Back at home, I set out to prepare a feast while my partner tidies the living room and prepare the table. I have been cooking a lot recently. Over the last few years I have forgotten how much I enjoy cooking. Time has always felt squeezed out of the day, the precious few hours of personal time more important than the kitchen. It reminds me of my dad who never cooked during the week but always had feast ready for the week-end. He too enjoyed cooking given time. I wonder how he’s doing at the moment. Our relationship has never been easy but we have managed to find common ground since my stay with him after my journey in Portugal. But he has changed recently under the influence of a new partner and I have not yet made peace with the new status of our relationship. So I don’t text him to ask. It can wait until the following day.
Tipsy from wine and full from food, we move from the dining table to the coffee table to finish a game a Scrabble to the sound of the radio. The last tiles placed on the board I consider going to bed with my partner. The temperature is due to drop overnight. But it is still a bank holiday so I go to my tent.
The wind batters is all night, waking me up every few hours or so. I drift in and out of consciousness knowing I will be tired the following day but that is of little importance. Eventually there is light in the tent as I open my eyes for the umpteenth time. I can feel the cold on my uncovered face and quickly enter the house. My partner is still asleep.
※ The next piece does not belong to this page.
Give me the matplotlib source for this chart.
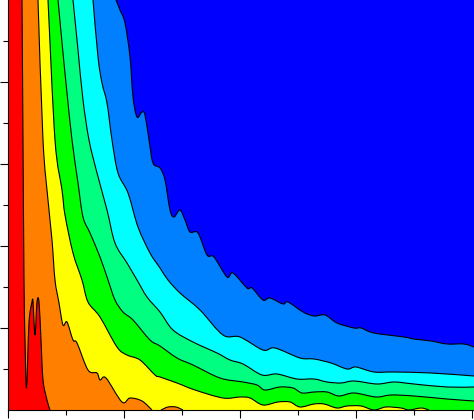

I make a cup of tea, sit on the sofa, and turn on my Nintendo Switch. I play Zelda: Breath of the Wild for hours. As Link, I wander through fields, gather food to cook meals, and swim in rivers. I do not have a particular goal in mind for this session. I am happy traipsing about, defeating the occasional monster, and exploring the landscape. Calamity Ganon in the castle can wait. For now, it is mostly sunny and there are still many corners of the map I have not explored.
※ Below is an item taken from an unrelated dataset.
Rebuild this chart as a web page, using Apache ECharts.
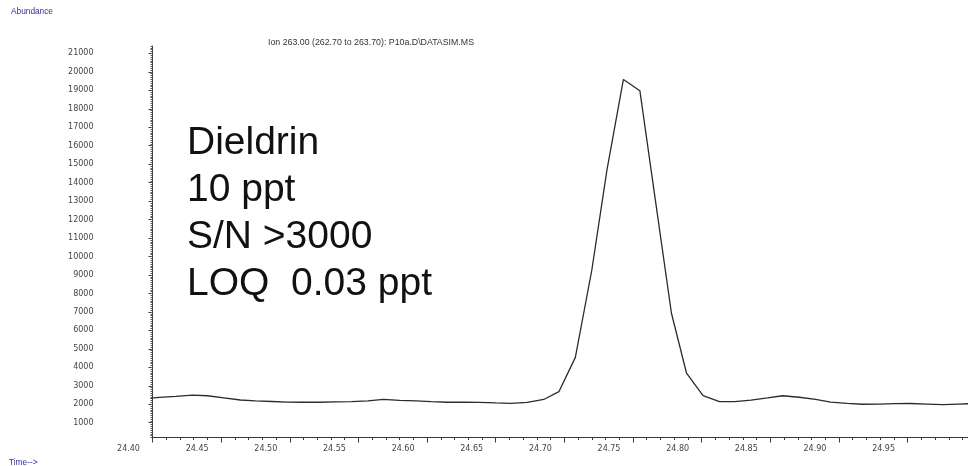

Eventually I turn the console off. I can feel stress itching at the back of my mind. I know this is the last day before the return to normality and like every last holiday day, I am unable to fully relax. I begin to clean the house, hoovering every corner normally left alone, cleaning the sofa cushions, and turning the washing machine on. It is lunch time when the house is dust free. We turn the TV on with my partner.
At 2pm, I plug my laptop into the TV and stream the Folk on Foot Front Lounge Festival. It is due to last until the evening and I do not think I will make it until the end. But we do. We listen and watch musicians throughout the country sing songs and tell us stories as we play marbles on the carpet, slides down snakes and go up ladders on the coffee table, stale mate too many games of dominoes, line up red and yellow pieces to create a line of four, and trot horses around a board with frayed edges.
Light fades outside and I cook a Chinese inspired soup to finish off the last of our pak choi. My phone is playing the festival as the soup simmers in the pan. It is nearly dark by the time the soups are eaten and we are both lounging on the sofa. Our bellies full, our bodies tired, we listen silently to Steve Knightley closing off the festival peacefully. The bank holiday week-end is over.